The Gryphon asks: Should people have to commercially serve LGBTQ* couples if they feel it goes against their religious beliefs?

Yes – Juliette Rowsell

In the 21st century, religion is no excuse for discrimination. Whether it’s homophobia, transphobia, racism, sexism, or anything else besides we should be doing all we can to end such unfounded prejudices. In a society which prides itself on liberalism and tolerance we should be coming together to shun such outdated views to where they belong – in the past.

Even if it was an excuse, in a secular society personal views and work should be kept separate. Just because someone is different to you does not give you the right to marginalise them. To refuse to serve someone simply because they are ‘different’ is to take a step into the past, back to the days of segregation. It would be unthinkable not to serve someone based on skin colour or sex, so why is it not the same for sexuality?

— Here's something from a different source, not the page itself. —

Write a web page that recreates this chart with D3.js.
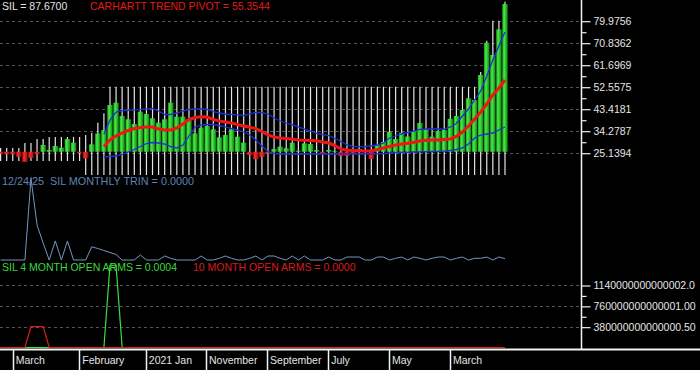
<!DOCTYPE html>
<html>
<head>
<meta charset="utf-8">
<script src="https://cdn.jsdelivr.net/npm/d3@7"></script>
<style>
  body { margin: 0; background: #000; }
  svg { display: block; font-family: "Liberation Sans", Arial, sans-serif; }
</style>
</head>
<body>
<div id="chart"></div>
<script>
// monthly closes, oldest first
var closes = [24.7, 24.5, 24.5, 23.48, 21.40, 22.94, 24.60, 28.34, 26.26, 27.92,
  27.22, 30.83, 29.29, 25.01, 22.81, 28.63, 33.12, 34.57, 44.95, 45.91,
  40.39, 39.02, 37.06, 42.17, 41.22, 39.43, 37.60, 39.02, 45.91, 40.09,
  40.09, 39.14, 33.20, 35.53, 36.23, 34.86, 31.54, 32.49, 34.86, 31.79,
  29.29, 24.18, 22.40, 23.35, 25.01, 26.68, 27.63, 26.97, 29.29, 25.97,
  29.04, 28.75, 26.26, 24.60, 26.26, 25.85, 23.77, 23.77, 25.01, 26.68,
  26.05, 22.52, 28.34, 29.58, 33.86, 30.83, 33.45, 31.87, 33.95, 37.48,
  34.86, 31.79, 34.15, 34.57, 39.22, 40.39, 42.88, 47.74, 47.03, 57.42,
  70.84, 65.73, 76.40, 86.90];
var barBase = 25.55;

var rangeHigh = [27.09, 27.09, 27.09, 27.09, 29.17, 29.17, 30.83, 30.83, 31.66, 31.66,
  31.66, 31.66, 31.66, 31.66, 32.49, 33.45, 37.60, 41.51, 52.56, 52.56,
  52.56, 52.56, 52.56, 52.56, 52.56, 52.56, 52.56, 52.56, 52.56, 52.56,
  52.56, 52.56, 52.56, 52.56, 52.56, 52.56, 52.56, 52.56, 52.56, 52.56,
  52.56, 52.56, 52.56, 52.56, 52.56, 52.56, 52.56, 52.56, 52.56, 52.56,
  52.56, 52.56, 52.56, 52.56, 52.56, 52.56, 52.56, 52.56, 52.56, 52.56,
  52.56, 52.56, 52.56, 52.56, 52.56, 52.56, 52.56, 52.56, 52.56, 52.56,
  52.56, 52.56, 52.56, 52.56, 52.56, 52.56, 52.56, 52.56, 52.56, 58.66,
  71.67, 79.98, 79.98, 87.87];
var rangeLow = [21.69, 21.69, 21.69, 21.69, 21.69, 21.69, 21.69, 21.69, 21.69, 21.69,
  21.69, 21.69, 21.69, 21.69, 15.87, 15.87, 15.87, 15.87, 15.87, 15.87,
  15.87, 15.87, 15.87, 15.87, 15.87, 15.87, 15.87, 15.87, 15.87, 15.87,
  15.87, 15.87, 15.87, 15.87, 15.87, 15.87, 15.87, 15.87, 15.87, 15.87,
  15.87, 15.87, 15.87, 15.87, 15.87, 15.87, 15.87, 15.87, 15.87, 15.87,
  15.87, 15.87, 15.87, 15.87, 15.87, 15.87, 15.87, 15.87, 15.87, 15.87,
  15.87, 15.87, 15.87, 15.87, 15.87, 15.87, 15.87, 15.87, 15.87, 15.87,
  15.87, 15.87, 15.87, 15.87, 15.87, 15.87, 15.87, 15.87, 15.87, 15.87,
  15.87, 15.87, 15.87, 15.87];

// trend pivot and its bands start at bar 17
var pivot = [null, null, null, null, null, null, null, null, null, null,
  null, null, null, null, null, null, null,
  27.71, 30.41, 32.08, 33.32, 34.36, 35.19, 35.61, 35.82, 35.82, 34.98,
  34.57, 34.57, 35.40, 37.06, 38.93, 39.76, 40.09, 39.97, 38.93, 38.31,
  37.89, 37.48, 36.85, 36.23, 35.69, 35.19, 33.95, 32.49, 31.66, 31.25,
  31.04, 30.71, 30.41, 30.29, 30.21, 30.12, 29.58, 29.17, 28.13, 26.68,
  26.18, 26.05, 25.97, 25.85, 25.93, 26.47, 27.09, 27.71, 28.34, 28.75,
  29.04, 29.46, 30.00, 30.29, 30.41, 30.41, 30.62, 30.83, 31.87, 33.74,
  36.23, 39.14, 42.05, 45.37, 49.11, 52.02, 55.35];
var upperBand = [null, null, null, null, null, null, null, null, null, null,
  null, null, null, null, null, null, null,
  32.91, 38.72, 42.05, 42.67, 42.88, 42.96, 43.17, 43.29, 43.50, 42.46,
  41.01, 41.01, 41.63, 42.46, 43.09, 43.29, 43.29, 43.09, 42.25, 41.63,
  41.22, 41.09, 40.88, 40.59, 41.22, 41.84, 41.84, 41.22, 39.55, 38.31,
  37.48, 36.65, 35.82, 34.98, 34.15, 33.20, 32.70, 32.28, 31.04, 29.79,
  28.34, 27.63, 27.63, 27.71, 27.92, 28.34, 29.17, 31.25, 32.08, 32.91,
  33.53, 34.15, 34.86, 34.98, 34.98, 34.98, 34.98, 35.82, 37.27, 40.39,
  43.29, 47.03, 50.77, 57.00, 63.65, 69.46, 75.28];
var lowerBand = [null, null, null, null, null, null, null, null, null, null,
  null, null, null, null, null, null, null,
  23.35, 23.56, 23.77, 24.39, 25.43, 26.47, 27.71, 28.96, 29.38, 29.17,
  28.75, 27.71, 27.09, 28.34, 32.08, 35.82, 36.65, 36.85, 36.85, 36.44,
  35.82, 35.19, 34.57, 33.74, 32.49, 30.41, 27.92, 25.64, 24.81, 24.60,
  24.60, 24.60, 24.60, 24.60, 24.60, 24.60, 24.60, 24.60, 24.60, 24.60,
  24.60, 24.60, 24.60, 24.60, 24.60, 24.68, 24.81, 25.01, 25.14, 25.22,
  25.31, 25.43, 25.51, 25.55, 25.64, 25.72, 25.85, 26.05, 26.47, 27.09,
  28.75, 31.25, 32.49, 32.91, 33.32, 34.57, 35.82];

var trin = [0, 0, 0, 0, 0, 9.6, 4.1, 2.0, 0, 2.24,
  0, 2.24, 0, 0, 0, 1.56, 1.35, 1.12, 0.88, 0.65,
  0, 0, 0, 0.59, 0, 0, 0, 0.47, 0.2, 0,
  0, 0, 0, 0.47, 0, 0, 0.2, 0.47, 0.2, 0,
  0, 0.2, 0.47, 0, 0.47, 0.47, 0.2, 0, 0.47, 0,
  0.47, 0, 0, 0, 0.35, 0, 0, 0.35, 0.35, 0.35,
  0, 0, 0.35, 0.35, 0, 0.2, 0.35, 0, 0.35, 0.2,
  0, 0.2, 0.35, 0.35, 0, 0.2, 0.35, 0, 0.2, 0.2,
  0.35, 0, 0.35, 0.15];

var arms4 = [0, 0, 0, 0, 0, 0, 0, 0, 0, 0,
  0, 0, 0, 0, 0, 0, 0, 0, 1.5e15, 1.5e15,
  0, 0, 0, 0, 0, 0, 0, 0, 0, 0,
  0, 0, 0, 0, 0, 0, 0, 0, 0, 0,
  0, 0, 0, 0, 0, 0, 0, 0, 0, 0,
  0, 0, 0, 0, 0, 0, 0, 0, 0, 0,
  0, 0, 0, 0, 0, 0, 0, 0, 0, 0,
  0, 0, 0, 0, 0, 0, 0, 0, 0, 0,
  0, 0, 0, 0];
var arms10 = [0, 0, 0, 0, 0, 3.8e14, 3.8e14, 3.8e14, 0, 0,
  0, 0, 0, 0, 0, 0, 0, 0, 0, 0,
  0, 0, 0, 0, 0, 0, 0, 0, 0, 0,
  0, 0, 0, 0, 0, 0, 0, 0, 0, 0,
  0, 0, 0, 0, 0, 0, 0, 0, 0, 0,
  0, 0, 0, 0, 0, 0, 0, 0, 0, 0,
  0, 0, 0, 0, 0, 0, 0, 0, 0, 0,
  0, 0, 0, 0, 0, 0, 0, 0, 0, 0,
  0, 0, 0, 0];

var priceTicks = [25.1394, 34.2787, 43.4181, 52.5575, 61.6969, 70.8362, 79.9756];
var armsTicks = [3.8e14, 7.6e14, 1.14e15];
var armsTickLabels = ['380000000000000.50', '760000000000001.00', '1140000000000002.0'];

var monthLabels = ['March', 'February', '2021 Jan', 'November', 'September', 'July', 'May', 'March'];
var monthAt = [2, 12.95, 23.9, 33.8, 43.85, 53.9, 63.9, 73.95];

var width = 700;
var height = 370;
var axisX = 581.5;
var axisBottom = 349.5;
var textColor = '#e4e4e4';

var svg = d3.select('#chart').append('svg')
  .attr('width', width)
  .attr('height', height)
  .style('background', '#000');

var x = d3.scaleLinear().domain([0, closes.length - 1]).range([0.6, 505]);
var y = d3.scaleLinear().domain([priceTicks[0], priceTicks[priceTicks.length - 1]]).range([152.7, 20.7]);
var yTrin = d3.scaleLinear().domain([0, 10]).range([260, 175]);
var yArms = d3.scaleLinear().domain([0, armsTicks[2]]).range([347.5, 285]);

var defs = svg.append('defs');
function barGradient(id, edge, mid, dark) {
  var g = defs.append('linearGradient').attr('id', id)
    .attr('x1', '0').attr('x2', '1').attr('y1', '0').attr('y2', '0');
  g.append('stop').attr('offset', '0%').attr('stop-color', edge);
  g.append('stop').attr('offset', '35%').attr('stop-color', mid);
  g.append('stop').attr('offset', '100%').attr('stop-color', dark);
}
barGradient('upFill', '#1ca81c', '#48ea48', '#108010');
barGradient('downFill', '#a80c0c', '#ff2e2e', '#8a0a0a');

// dashed grid
var grid = svg.append('g')
  .attr('stroke', '#565656')
  .attr('stroke-dasharray', '3,3')
  .attr('stroke-width', 1);
grid.selectAll('line.price').data(priceTicks).enter().append('line')
  .attr('class', 'price')
  .attr('x1', 0).attr('x2', axisX)
  .attr('y1', function(d) { return Math.round(y(d)) + 0.5; })
  .attr('y2', function(d) { return Math.round(y(d)) + 0.5; });
grid.selectAll('line.arms').data(armsTicks).enter().append('line')
  .attr('class', 'arms')
  .attr('x1', 0).attr('x2', axisX)
  .attr('y1', function(d) { return Math.round(yArms(d)) + 0.5; })
  .attr('y2', function(d) { return Math.round(yArms(d)) + 0.5; });

// range sticks
svg.append('g').selectAll('line').data(closes).enter().append('line')
  .attr('x1', function(d, i) { return x(i); })
  .attr('x2', function(d, i) { return x(i); })
  .attr('y1', function(d, i) { return y(rangeHigh[i]); })
  .attr('y2', function(d, i) { return y(rangeLow[i]); })
  .attr('stroke', '#e4e4e4')
  .attr('stroke-width', 1.2);

// bars from base
var barW = 5.4;
svg.append('g').selectAll('rect').data(closes).enter().append('rect')
  .attr('x', function(d, i) { return x(i) - barW / 2; })
  .attr('width', barW)
  .attr('y', function(d) { return Math.min(y(d), y(barBase)); })
  .attr('height', function(d) { return Math.abs(y(d) - y(barBase)); })
  .attr('fill', function(d) { return d >= barBase ? 'url(#upFill)' : 'url(#downFill)'; });

function seriesLine(scale) {
  return d3.line()
    .defined(function(d) { return d !== null; })
    .x(function(d, i) { return x(i); })
    .y(function(d) { return scale(d); });
}

svg.append('path').datum(upperBand)
  .attr('d', seriesLine(y))
  .attr('fill', 'none').attr('stroke', '#1c2fd8').attr('stroke-width', 1.3);
svg.append('path').datum(lowerBand)
  .attr('d', seriesLine(y))
  .attr('fill', 'none').attr('stroke', '#1c2fd8').attr('stroke-width', 1.3);
svg.append('path').datum(pivot)
  .attr('d', seriesLine(y))
  .attr('fill', 'none').attr('stroke', '#f21414').attr('stroke-width', 3)
  .attr('stroke-linejoin', 'round');

// trin panel
svg.append('path').datum(trin)
  .attr('d', seriesLine(yTrin))
  .attr('fill', 'none').attr('stroke', '#7596c4').attr('stroke-width', 1);

// open arms panel
svg.append('path').datum(arms4)
  .attr('d', seriesLine(yArms))
  .attr('fill', 'none').attr('stroke', '#3ee03e').attr('stroke-width', 1.2);
svg.append('path').datum(arms10)
  .attr('d', seriesLine(yArms))
  .attr('fill', 'none').attr('stroke', '#d82020').attr('stroke-width', 1.2);

// right axes
function styleAxis(g) {
  g.select('.domain').remove();
  g.selectAll('line').attr('stroke', '#f0f0f0').attr('stroke-width', 1.2);
  g.selectAll('text').attr('fill', textColor)
    .attr('font-size', '10.5px')
    .attr('font-family', '"Liberation Sans", Arial, sans-serif');
}
var minorPrice = d3.pairs(priceTicks).map(function(p) { return (p[0] + p[1]) / 2; });
var minorArms = d3.pairs(armsTicks).map(function(p) { return (p[0] + p[1]) / 2; });

svg.append('g').attr('transform', 'translate(' + axisX + ',0.5)')
  .call(d3.axisRight(y).tickValues(priceTicks).tickSize(9).tickPadding(3).tickFormat(d3.format('.4f')))
  .call(styleAxis);
svg.append('g').attr('transform', 'translate(' + axisX + ',0.5)')
  .call(d3.axisRight(y).tickValues(minorPrice).tickSize(5).tickFormat(''))
  .call(styleAxis);
svg.append('g').attr('transform', 'translate(' + axisX + ',0.5)')
  .call(d3.axisRight(yArms).tickValues(armsTicks).tickSize(9).tickPadding(3)
    .tickFormat(function(d, i) { return armsTickLabels[i]; }))
  .call(styleAxis);
svg.append('g').attr('transform', 'translate(' + axisX + ',0.5)')
  .call(d3.axisRight(yArms).tickValues(minorArms).tickSize(5).tickFormat(''))
  .call(styleAxis);

svg.append('line')
  .attr('x1', axisX).attr('x2', axisX)
  .attr('y1', 0).attr('y2', axisBottom)
  .attr('stroke', '#f4f4f4').attr('stroke-width', 1.5);

// bottom date band
svg.append('line')
  .attr('x1', 0).attr('x2', width)
  .attr('y1', axisBottom).attr('y2', axisBottom)
  .attr('stroke', '#f4f4f4').attr('stroke-width', 2);
var dates = svg.append('g');
dates.selectAll('line').data(monthAt).enter().append('line')
  .attr('x1', function(d) { return Math.round(x(d)) + 0.5; })
  .attr('x2', function(d) { return Math.round(x(d)) + 0.5; })
  .attr('y1', axisBottom).attr('y2', height)
  .attr('stroke', '#f4f4f4').attr('stroke-width', 1.5);
dates.selectAll('text').data(monthLabels).enter().append('text')
  .attr('x', function(d, i) { return x(monthAt[i]) + 3; })
  .attr('y', 364)
  .attr('fill', textColor)
  .attr('font-size', '10.5px')
  .text(function(d) { return d; });

// titles
function title(tx, ty, color, str, size) {
  svg.append('text')
    .attr('x', tx).attr('y', ty)
    .attr('fill', color)
    .attr('font-size', (size || 10.5) + 'px')
    .style('white-space', 'pre')
    .text(str);
}
title(2, 10, textColor, 'SIL = 87.6700');
title(90, 10, '#e21a1a', 'CARHARTT TREND PIVOT = 55.3544');
title(2, 185, '#5f84b4', '12/24/25  SIL MONTHLY TRIN = 0.0000', 10.8);
title(2, 271, '#3ed83e', 'SIL 4 MONTH OPEN ARMS = 0.0004');
title(193, 271, '#d81c1c', '10 MONTH OPEN ARMS = 0.0000');
</script>
</body>
</html>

Such discrimination is a reminder for LGBTQ* individuals of the heavy inequality they still face. Despite the popular belief that we live in a liberal and accepting society, the number of reported homophobic hate crimes in the UK rose by 22% last year to 5,597. However, the actual number of hate crimes committed is estimated to be around four times higher than this as many are still too afraid to speak out. Whether it be children using homophobic slurs on the playground or grown adults refusing to treat LGBTQ* individuals like human beings, prejudice is something that affects the lives of every non-hetero, non-cis individual.

Simply refusing to interact with those we don’t agree with might seem childish but it has serious repercussions for society as a whole. It rationalises hate, normalises discrimination and teaches young people that it’s ok to treat people differently just because they are different to ourselves.

Ultimately, however, we must remember it is only a minority of people who would be willing to use ‘religion’ as an excuse for their prejudiced actions. But in a world where many LGBTQ* individuals are made to feel marginalised as a result of religion, religion needs to be able to accept criticism and adapt. For too long religion has been put on a pedestal which has been allowed to get away with open acts of sexism and homophobia. In no other part of society would you able to get away with such discriminatory behaviour, so religious institutions should be as vulnerable to criticism as any other. LGBTQ* activists work tirelessly to promote equality, but it’s about time that the straight people of the world took it upon themselves to end such homophobia; there is only so much success a minority can achieve while the rest of society remains passive.

While most people would be advocates of equality, the fact that these questions even still need to be asked shows how LGBTQ* rights have yet to be fully established. Ireland’s gay marriage referendum last year highlighted how gay rights are still very much in the early stages; they are not set in stone.

When the day comes where we stop having to question the establishment of equal rights, we will have equality. But, until then, LGBTQ* individuals will continue to live in a perpetual state of not knowing who will question their right to a ‘normal’ life next.


No – Rich Kengal 

I wish I could say that no person would ever face discrimination because of their gender or sexuality. I wish I could say that no person’s religion would ever cause them to be prejudiced. To be honest, I wish I could say this debate wasn’t needed. But I can’t, so it is.

Wedding planners, florists, priests, bakers B&B owners. Just a handful of the professions where people have cited their religion as a reason when refusing to serve homosexual couples. I have little time for these people. I think they’re narrow-minded to assume that their way of life is the only way. And for the most part, I think they are wildly stretching their interpretation of religious texts to justify their own ignorance. But the fact is these are real people with real feelings, exactly the same as the customers they serve. Rightly or wrongly the stress caused to them from being forced to do something which they see as a sin, is no less real than the stress on the people they discriminate against. In a way its a question of practicality and compromise, why would a gay couple want to support a homophobic business anyway? And can you justify putting a religious person through emotional distress to support a capitalist business ideal? It’s not that I think these are opinions we can let slide indefinitely, but whilst they are still around you cannot change them by forcing people to go against their beliefs.

The issue of separating religion from work is also impractical. Secularism where all religions are equally silenced might be perversely fair, but you only have to look at France’s issues to see it simply doesn’t work. To allow equal rights to all religions you cannot ask someone to leave their beliefs at home. For most changing their religion is as unthinkable as changing their sexuality. A Christian does not stop being a Christian based on geographical location. And, much as I loathe to admit it, to some people serving a gay couple is going against their religion.

I wish I could say that every person was free to live as themselves and to love who they chose. I hope that one day, and I hope its soon, people will realise that who others love does not detract from their faith. But until then it as a wrong to force a person to repress their religion as it is to force a person to repress their sexuality, it just won’t work.